Authority Under the Federal Arbitration Act
The court's decision was significantly influenced by the provisions of the Federal Arbitration Act (FAA), which governs the enforcement of arbitration agreements. The FAA stipulates that if an arbitration clause contains a choice of venue provision, only a court located in that specified venue has the authority to compel arbitration. This statutory framework was pivotal in the court's analysis, as it underscored the necessity for the case to be adjudicated in the Northern District of Oklahoma, where the arbitration was to be conducted. The court referenced established case law affirming that the geographic link established by the arbitration clause determined the proper venue for compelling arbitration. Consequently, the court concluded that any determinations regarding the enforcement of the arbitration agreement could only be made by the Northern District of Oklahoma, reinforcing the rationale for granting NiSource's motion to transfer the case.
Conclusion of the Court's Reasoning
In conclusion, the court determined that the motion to transfer was warranted based on the existence of a valid forum selection clause in the arbitration agreement.
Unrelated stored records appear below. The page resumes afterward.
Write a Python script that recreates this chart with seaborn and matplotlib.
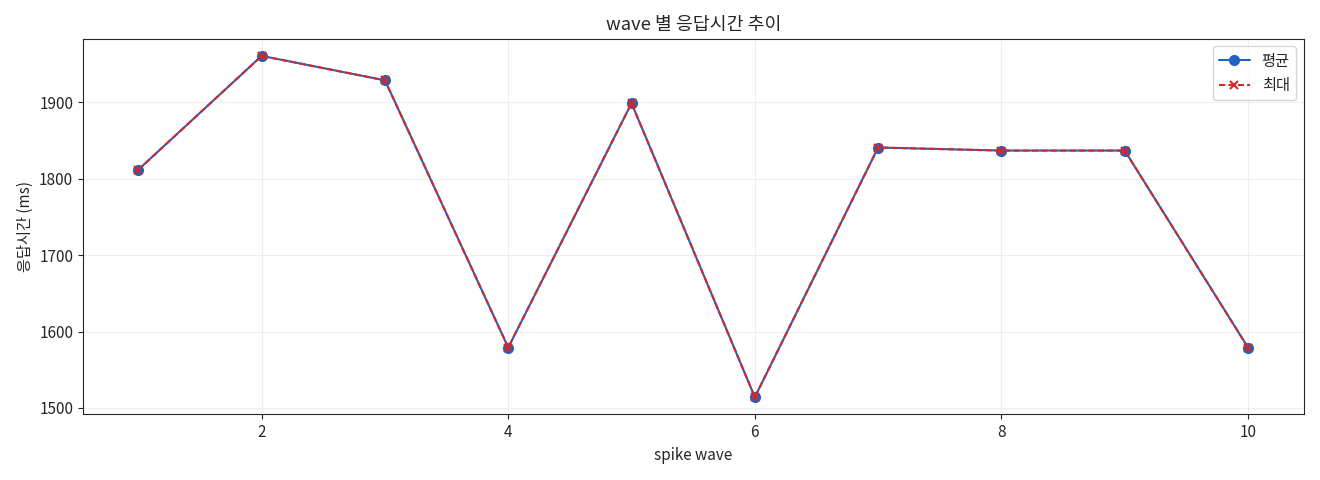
import matplotlib
matplotlib.use("Agg")
import matplotlib.pyplot as plt
import pandas as pd
import seaborn as sns

waves = [1, 2, 3, 4, 5, 6, 7, 8, 9, 10]
avg_ms = [1812, 1961, 1929, 1579, 1899, 1514, 1841, 1837, 1837, 1579]
max_ms = [1812, 1961, 1929, 1579, 1899, 1514, 1841, 1837, 1837, 1579]

sns.set_style("ticks")
plt.rcParams["font.family"] = ["Noto Sans CJK KR", "DejaVu Sans"]
plt.rcParams["font.size"] = 11

df = pd.DataFrame({"wave": waves, "avg": avg_ms, "max": max_ms})

fig, ax = plt.subplots(figsize=(13.2, 4.8), dpi=100)
sns.lineplot(data=df, x="wave", y="avg", ax=ax, color="#1f63c0", marker="o",
             markersize=7, markeredgecolor="#1f63c0", markeredgewidth=1,
             linewidth=1.5, label="평균")
sns.lineplot(data=df, x="wave", y="max", ax=ax, color="#d62728", marker="x",
             markersize=6, markeredgecolor="#d62728", markeredgewidth=1.5,
             linewidth=1.5, dashes=(3, 1.5), label="최대")

ax.set_title("wave 별 응답시간 추이")
ax.set_xlabel("spike wave")
ax.set_ylabel("응답시간 (ms)")
ax.grid(True, alpha=0.3)
ax.legend(loc="upper right")
plt.tight_layout()
plt.savefig("out.png")
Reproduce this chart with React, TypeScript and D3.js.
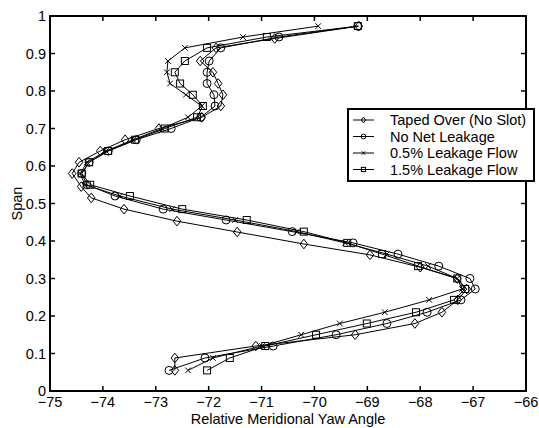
import React from 'react';
import * as d3 from 'd3';

// span levels
const spanA = [0.973, 0.944, 0.915, 0.88, 0.85, 0.82, 0.79, 0.76, 0.73, 0.70, 0.67, 0.64, 0.61, 0.58, 0.55, 0.52, 0.485, 0.456, 0.425, 0.395, 0.365, 0.333, 0.30, 0.272, 0.243, 0.21, 0.18, 0.15, 0.12, 0.088, 0.055];
const spanTaped = [0.973, 0.94, 0.915, 0.88, 0.85, 0.82, 0.79, 0.76, 0.73, 0.70, 0.67, 0.64, 0.61, 0.58, 0.545, 0.515, 0.485, 0.453, 0.424, 0.392, 0.363, 0.33, 0.30, 0.272, 0.243, 0.21, 0.18, 0.15, 0.12, 0.088, 0.055];

const tapedYaw = [-69.16, -70.75, -71.86, -72.16, -71.92, -71.82, -71.73, -71.77, -72.13, -72.94, -73.58, -74.05, -74.45, -74.58, -74.41, -74.22, -73.60, -72.60, -71.46, -70.20, -68.95, -68.00, -67.30, -67.12, -67.29, -67.59, -68.10, -69.23, -71.11, -72.64, -72.64];
const noNetYaw = [-69.18, -70.67, -71.77, -71.99, -72.03, -72.03, -71.90, -71.88, -72.15, -72.71, -73.37, -73.90, -74.26, -74.40, -74.30, -73.77, -72.86, -71.67, -70.42, -69.27, -68.42, -67.65, -67.06, -66.96, -67.23, -67.87, -68.63, -69.59, -70.78, -72.07, -72.75];
const half5Yaw = [-69.93, -71.35, -72.45, -72.77, -72.79, -72.73, -72.43, -72.13, -72.39, -72.88, -73.43, -73.94, -74.30, -74.43, -74.34, -73.68, -72.69, -71.50, -70.33, -69.42, -68.63, -67.85, -67.30, -67.21, -67.83, -68.67, -69.52, -70.25, -70.99, -71.92, -72.39];
const one5Yaw = [-69.18, -70.90, -72.03, -72.45, -72.64, -72.54, -72.30, -72.11, -72.22, -72.83, -73.39, -73.90, -74.26, -74.40, -74.24, -73.49, -72.50, -71.28, -70.20, -69.38, -68.72, -68.04, -67.30, -67.15, -67.36, -68.08, -69.01, -69.97, -70.93, -71.60, -72.03];

const seriesNames = ['Taped Over (No Slot)', 'No Net Leakage', '0.5% Leakage Flow', '1.5% Leakage Flow'];
const seriesMarkers = ['diamond', 'circle', 'cross', 'square'];

const xTicks = [-75, -74, -73, -72, -71, -70, -69, -68, -67, -66];
const yTicks = [0, 0.1, 0.2, 0.3, 0.4, 0.5, 0.6, 0.7, 0.8, 0.9, 1];

const W = 539;
const H = 428;
const m = { left: 50, right: 526, top: 16, bottom: 391 };
const font = '"Liberation Sans", Arial, Helvetica, sans-serif';

function Marker({ kind, x, y, s = 1 }: { kind: string; x: number; y: number; s?: number }) {
  const common = { fill: 'none', stroke: '#000', strokeWidth: 1 };
  if (kind === 'circle') return <circle cx={x} cy={y} r={4 * s} {...common} />;
  if (kind === 'square') return <rect x={x - 3.5 * s} y={y - 3.5 * s} width={7 * s} height={7 * s} {...common} />;
  if (kind === 'diamond') {
    const a = 3.8 * s, b = 4.8 * s;
    return <path d={`M${x},${y - b}L${x + a},${y}L${x},${y + b}L${x - a},${y}Z`} {...common} />;
  }
  const c = 2.8 * s;
  return <path d={`M${x - c},${y - c}L${x + c},${y + c}M${x - c},${y + c}L${x + c},${y - c}`} {...common} />;
}

export default function App() {
  const x = d3.scaleLinear().domain([-75, -66]).range([m.left, m.right]);
  const y = d3.scaleLinear().domain([0, 1]).range([m.bottom, m.top]);

  const series = [
    { yaw: tapedYaw, span: spanTaped },
    { yaw: noNetYaw, span: spanA },
    { yaw: half5Yaw, span: spanA },
    { yaw: one5Yaw, span: spanA },
  ];

  const line = d3.line<[number, number]>().x(d => x(d[0])).y(d => y(d[1]));

  const lgX = 348, lgY = 109, lgW = 186, lgH = 72;
  const rowY = [120, 136.5, 153, 169.5];

  return (
    <svg width={W} height={H} style={{ position: 'absolute', left: 0, top: 0, background: '#fff' }} fontFamily={font}>
      <rect width={W} height={H} fill="#fff" />
      {series.map((s, i) => {
        const pts = s.yaw.map((v, j) => [v, s.span[j]] as [number, number]);
        return (
          <g key={i}>
            <path d={line(pts) || ''} fill="none" stroke="#000" strokeWidth={1} />
            {pts.map((p, j) => <Marker key={j} kind={seriesMarkers[i]} x={x(p[0])} y={y(p[1])} />)}
          </g>
        );
      })}
      {/* box and ticks */}
      <rect x={m.left} y={m.top} width={m.right - m.left} height={m.bottom - m.top} fill="none" stroke="#000" strokeWidth={2} />
      {xTicks.map(t => (
        <g key={t}>
          <line x1={x(t)} x2={x(t)} y1={m.bottom} y2={m.bottom - 5} stroke="#000" strokeWidth={1.5} />
          <line x1={x(t)} x2={x(t)} y1={m.top} y2={m.top + 5} stroke="#000" strokeWidth={1.5} />
          <text x={x(t)} y={407} textAnchor="middle" fontSize={14.5}>{t < 0 ? '\u2212' + Math.abs(t) : t}</text>
        </g>
      ))}
      {yTicks.map(t => (
        <g key={t}>
          <line x1={m.left} x2={m.left + 5} y1={y(t)} y2={y(t)} stroke="#000" strokeWidth={1.5} />
          <line x1={m.right} x2={m.right - 5} y1={y(t)} y2={y(t)} stroke="#000" strokeWidth={1.5} />
          <text x={46} y={y(t)} dy="0.35em" textAnchor="end" fontSize={14.5}>{d3.format('~g')(t)}</text>
        </g>
      ))}
      <text x={288} y={424} textAnchor="middle" fontSize={14.5}>Relative Meridional Yaw Angle</text>
      <text transform={`translate(22,${(m.top + m.bottom) / 2}) rotate(-90)`} textAnchor="middle" fontSize={14.5}>Span</text>
      {/* legend */}
      <rect x={lgX} y={lgY} width={lgW} height={lgH} fill="#fff" stroke="#000" strokeWidth={2} />
      {seriesNames.map((name, i) => (
        <g key={name}>
          <line x1={lgX + 5} x2={lgX + 26} y1={rowY[i]} y2={rowY[i]} stroke="#000" strokeWidth={1} />
          <Marker kind={seriesMarkers[i]} x={lgX + 15.5} y={rowY[i]} s={0.6} />
          <text x={lgX + 42} y={rowY[i]} dy="0.35em" fontSize={14.5}>{name}</text>
        </g>
      ))}
    </svg>
  );
}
It established that Hardy bore the burden of proving why the case should not be transferred, a burden he failed to meet given the circumstances. The court found that even considering Hardy's arguments regarding bankruptcy and enforceability, the arbitration provision remained intact and enforceable. The decision to transfer the case to the Northern District of Oklahoma was also justified by the need to uphold the parties' arbitration agreement and to streamline judicial proceedings. Ultimately, the court's ruling facilitated a more efficient resolution of the dispute in accordance with the parties' original intent as expressed in their contractual agreement.